Kahuna never intended for Poe to fold his big frame back there, either. Rissa and her much smaller body would have fit much more easily in there. Poe had added this variation on his own. He’d climbed back there while controlling his craft by nerve-ware during the intercept. She cringed as she cycled the jet up farther, knowing what kind of torture she was putting him through.

She couldn’t compensate with him back there, so she couldn’t high-gee. Would max standard-mode thrust be enough in the time left? Poe had decided she needed to be the one at the controls. He was counting on her giving them better odds.

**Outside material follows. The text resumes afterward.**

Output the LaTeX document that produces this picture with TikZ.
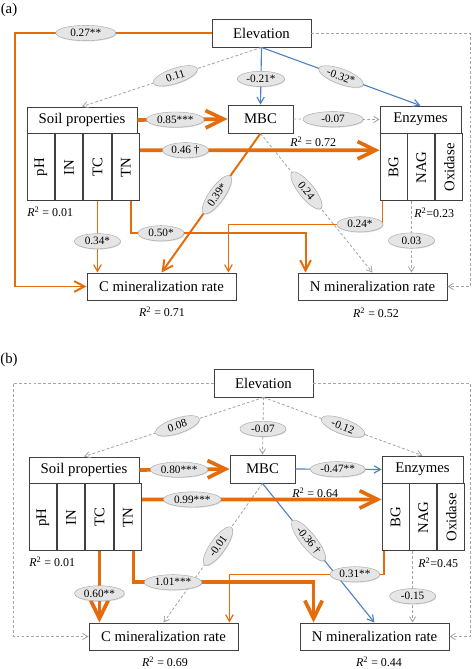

“Vampire,” she hissed as the jet blazed, the alarms multiplied and the Lunar landscape rapidly grew larger behind her. “You idiot!”

# # #

The madness began, continued and expanded. The gouts of moon dust blasted by the approaching jet gave way to the first thunderclap of the Banshee’s tail hitting. Rolling confusion spun outside the canopy. A glimpse of a crater ridge in the distance, then she lost all track in the cataclysmic nightmare.

# # #

Her vision cleared, but she didn’t trust her senses. She saw neither sky nor moon outside her canopy, so she couldn’t be in flight, but she seemed to be thrusting sideways and downward. Then her mind made the shift into ground mode and grasped that the Banshee was inverted and on the surface. It wasn’t sitting on its tail as intended by its makers. She hung shoulder-down from her harness, with the seat and the back of her couch above her. The cockpit had survived, but the systems no longer functioned. The instruments in front of her showed nothing sensible. More than likely the electronics would soon run out of battery power and die.

“Vampire?”

Her heart turned cold when he didn’t answer. She released her webbing and slid her way out of her seat so that she could turn to see him.

Not enough light reached from her instrument panel into the back space. Through her nerve-ware, she switched on the utility light, acting out of habit before she had a chance to wonder if it would work.

All she could see of Poe was the top of his helmet and the vague outline of his back in the shadows beyond. He slumped against the back of her couch, chin tucked into his chest. Nothing appeared damaged. Freeze-up, the pilot’s last resort, would activate with an otherwise fatal blow, or if his breather failed. Since he appeared whole, that upped his chances.

Of course, if he’s in freeze-up, he’ll be a bastard to pull out from back there.

- my thoughts:

Well, we know at least one of them survived.